De fato, o excesso de consumo não pode ser bom. Não só o excesso, como o gasto financeiro que o acompanha e que é estimulado pelo mercado.

Nós, estudiosos consumeristas que combatemos o consumo exacerbado, desmesurado, descontrolado, desnecessário temos, então, um desafio: encontrar modos de realização dessa utopia. Como tornar as pessoas mais felizes, mais tempo? Talvez, indicando os caminhos da simplicidade; da volta à natureza; do prazer em admirar a beleza das flores e dos jardins; e do sol, quando nasce e quando se põe; e também da lua em todas as suas fases e formas; com a alegria da aproximação com os amigos e da convivência em família, enfim, das coisas que valem a pena, independentemente de estarem sendo anunciadas e vendidas em shopping centers ou lojas reais e virtuais com preços à vista ou a prazo.

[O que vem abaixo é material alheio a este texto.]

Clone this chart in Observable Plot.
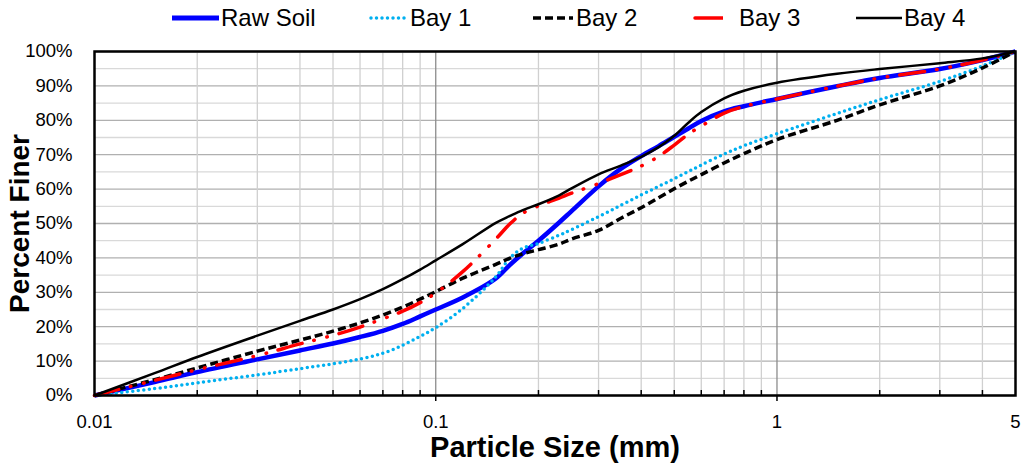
<!DOCTYPE html>
<html>
<head>
<meta charset="utf-8">
<script src="https://cdn.jsdelivr.net/npm/d3@7"></script>
<script src="https://cdn.jsdelivr.net/npm/@observablehq/plot@0.6"></script>
<style>
  html, body { margin: 0; padding: 0; background: #fff; }
  #wrap { width: 1024px; height: 468px; position: relative; font-family: "Liberation Sans", Arial, sans-serif; }
  #legend { position: relative; width: 1024px; height: 40px; }
  .item { position: absolute; top: 0; height: 36px; display: flex; align-items: center; font-size: 24px; color: #000; white-space: nowrap; }
  .item svg { display: block; }
</style>
</head>
<body>
<div id="wrap">
  <div id="legend"></div>
  <div id="chart"></div>
</div>
<script>
// ---- data ----
const sizes = [0.01, 0.015, 0.02, 0.03, 0.04, 0.05, 0.06, 0.07, 0.08, 0.09, 0.1, 0.12, 0.15, 0.165, 0.18, 0.2, 0.23, 0.25, 0.3, 0.35, 0.4, 0.45, 0.5, 0.55, 0.6, 0.7, 0.8, 1, 1.5, 2, 3, 4, 5];

const rawSoil = [0, 3.9, 6.8, 10.5, 13.1, 15.1, 17, 18.8, 20.8, 23, 25, 28.5, 34, 38, 41.3, 45, 50.3, 53.6, 60.8, 66, 69.6, 72.5, 75.2, 77.6, 79.8, 82.6, 84.1, 86.2, 89.9, 92.3, 94.9, 97.5, 100];
const bay1 = [0, 2, 3.7, 6, 7.8, 9.2, 10.6, 12.3, 14.6, 17.2, 19.7, 25.3, 34.5, 40, 42.8, 44.2, 46.6, 48.2, 52, 55.4, 58.3, 60.8, 63, 65.1, 67, 70.2, 72.6, 76.1, 82, 86, 91.3, 95.8, 100];
const bay2 = [0, 4.6, 8, 12.9, 16.1, 18.7, 21.1, 23.4, 25.7, 28, 30.2, 34.1, 38.1, 39.9, 41.2, 42.4, 44, 45.5, 48, 51.6, 54.6, 57.5, 60.1, 62.3, 64.2, 67.6, 70.3, 74.4, 80, 84.5, 90, 95.2, 100];
const bay3 = [0, 4.4, 7.5, 11.6, 15, 17.5, 19.9, 22.3, 24.5, 27, 29.8, 36, 45.5, 49.9, 53, 55.1, 57.4, 58.8, 61.6, 64.3, 66.7, 69.5, 72.8, 76, 78.3, 82.1, 84, 86.2, 89.9, 92.3, 94.9, 97.5, 100];
const bay4 = [0, 6.5, 11.2, 17.4, 21.7, 25, 28, 30.9, 33.8, 36.6, 39.3, 44, 50.2, 52.2, 53.9, 55.6, 58.2, 60.2, 64.3, 66.9, 69.4, 72.2, 75.5, 79.3, 82.4, 86.4, 88.6, 90.9, 93.5, 94.9, 96.6, 98, 100];

const seriesNames = ["Raw Soil", "Bay 1", "Bay 2", "Bay 3", "Bay 4"];
const seriesValues = [rawSoil, bay1, bay2, bay3, bay4];

const yTicks = [0, 10, 20, 30, 40, 50, 60, 70, 80, 90, 100];
const yMinorTicks = [5, 15, 25, 35, 45, 55, 65, 75, 85, 95];
const xTickLabels = [0.01, 0.1, 1, 5];
const xMajorGrid = [0.1, 1];
const xMinorGrid = [0.02, 0.03, 0.04, 0.05, 0.06, 0.07, 0.08, 0.09, 0.2, 0.3, 0.4, 0.5, 0.6, 0.7, 0.8, 0.9, 2, 3, 4];

// ---- styles ----
const styles = {
  "Raw Soil": {stroke: "#0000ff", strokeWidth: 4.5, strokeDasharray: null, strokeLinecap: "butt"},
  "Bay 1":    {stroke: "#00b0f0", strokeWidth: 3.5, strokeDasharray: "0,5.5", strokeLinecap: "round"},
  "Bay 2":    {stroke: "#000000", strokeWidth: 3.5, strokeDasharray: "8,4", strokeLinecap: "butt"},
  "Bay 3":    {stroke: "#ff0000", strokeWidth: 3.5, strokeDasharray: "25,12,0.5,13,0.5,12", strokeLinecap: "round"},
  "Bay 4":    {stroke: "#000000", strokeWidth: 2.5, strokeDasharray: null, strokeLinecap: "butt"}
};

const rows = seriesNames.map((name, i) => sizes.map((s, j) => ({size: s, pct: seriesValues[i][j], series: name})));

const lineMarks = rows.map((data, i) => {
  const st = styles[seriesNames[i]];
  const o = {x: "size", y: "pct", curve: "catmull-rom", stroke: st.stroke, strokeWidth: st.strokeWidth, strokeLinecap: st.strokeLinecap, strokeLinejoin: "round"};
  if (st.strokeDasharray) o.strokeDasharray = st.strokeDasharray;
  return Plot.line(data, o);
});

const chart = Plot.plot({
  width: 1024,
  height: 428,
  marginLeft: 94,
  marginRight: 9,
  marginTop: 11,
  marginBottom: 73,
  style: {fontFamily: "'Liberation Sans', Arial, sans-serif", background: "#fff", color: "#000"},
  x: {type: "log", domain: [0.01, 5]},
  y: {domain: [0, 100]},
  marks: [
    Plot.ruleY(yMinorTicks, {stroke: "#d9d9d9", strokeWidth: 1.3}),
    Plot.ruleY(yTicks, {stroke: "#b0b0b0", strokeWidth: 1.3}),
    Plot.ruleX(xMinorGrid, {stroke: "#d0d0d0", strokeWidth: 1.3}),
    Plot.ruleX(xMajorGrid, {stroke: "#8c8c8c", strokeWidth: 1.3}),
    ...lineMarks,
    Plot.frame({stroke: "#000", strokeWidth: 2.5}),
    Plot.axisY(yTicks, {tickSize: 0, tickPadding: 22, tickFormat: d => d + "%", fontSize: 18.5, label: null}),
    Plot.axisX(xTickLabels, {tickSize: 0, tickPadding: 19, tickFormat: d => String(d), fontSize: 18.5, label: null}),
    Plot.axisX(xMinorGrid, {tickSize: 5, dy: -5, text: null, label: null, strokeWidth: 1.5}),
    Plot.axisX(xMajorGrid, {tickSize: 6, text: null, label: null, strokeWidth: 1.5}),
    Plot.text(["Percent Finer"], {frameAnchor: "left", rotate: -90, dx: -74, textAnchor: "middle", lineAnchor: "middle", fontWeight: "bold", fontSize: 28, fill: "#000"}),
    Plot.text(["Particle Size (mm)"], {frameAnchor: "bottom", dy: 52, textAnchor: "middle", lineAnchor: "middle", fontWeight: "bold", fontSize: 29, fill: "#000"})
  ]
});
document.getElementById("chart").appendChild(chart);

// ---- legend (HTML, above the svg) ----
const legendPos = {"Raw Soil": [172, 47, 221], "Bay 1": [369, 40, 410], "Bay 2": [533, 40, 576], "Bay 3": [693, 30, 739], "Bay 4": [856, 46, 904]};
const legend = document.getElementById("legend");
seriesNames.forEach(name => {
  const st = styles[name];
  const [sx, sw, tx] = legendPos[name];
  const sw1 = document.createElement("div");
  sw1.className = "item";
  sw1.style.left = sx + "px";
  const dash = name === "Bay 3" ? "" : (st.strokeDasharray ? `stroke-dasharray="${st.strokeDasharray}"` : "");
  sw1.innerHTML = `<svg width="${sw}" height="10"><line x1="${st.strokeLinecap === "round" ? 2 : 0}" y1="5" x2="${sw}" y2="5" stroke="${st.stroke}" stroke-width="${name === "Raw Soil" ? 5 : st.strokeWidth}" stroke-linecap="${st.strokeLinecap}" ${dash}/></svg>`;
  legend.appendChild(sw1);
  const t = document.createElement("div");
  t.className = "item";
  t.style.left = tx + "px";
  t.textContent = name;
  legend.appendChild(t);
});
</script>
</body>
</html>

Sei que não incentivar o consumo é algo que vai contra toda política econômica da atualidade, cuja manutenção e crescimento são baseados quase que exclusivamente no consumo e que, aliás, por isso mesmo está destruindo o planeta. Bem, mas não é problema de quem quer ser feliz sem consumir. Se o consumo decrescer por esse motivo - pessoas que estão felizes - certamente encontrar-se-á outro caminho, e até mais justo, equilibrado e que respeite a natureza e as pessoas visando à manutenção do progresso tecnológico e econômico.

Eis, pois, essa teoria para reflexão: mais felicidade, menos consumo.

Para terminar, deixo indicado um texto conhecido de uma placa sobre a felicidade que alguém colocou na porta de entrada de sua casa:

 Todos trazem felicidade a esta casa.

Uns quando entram, outros quando saem.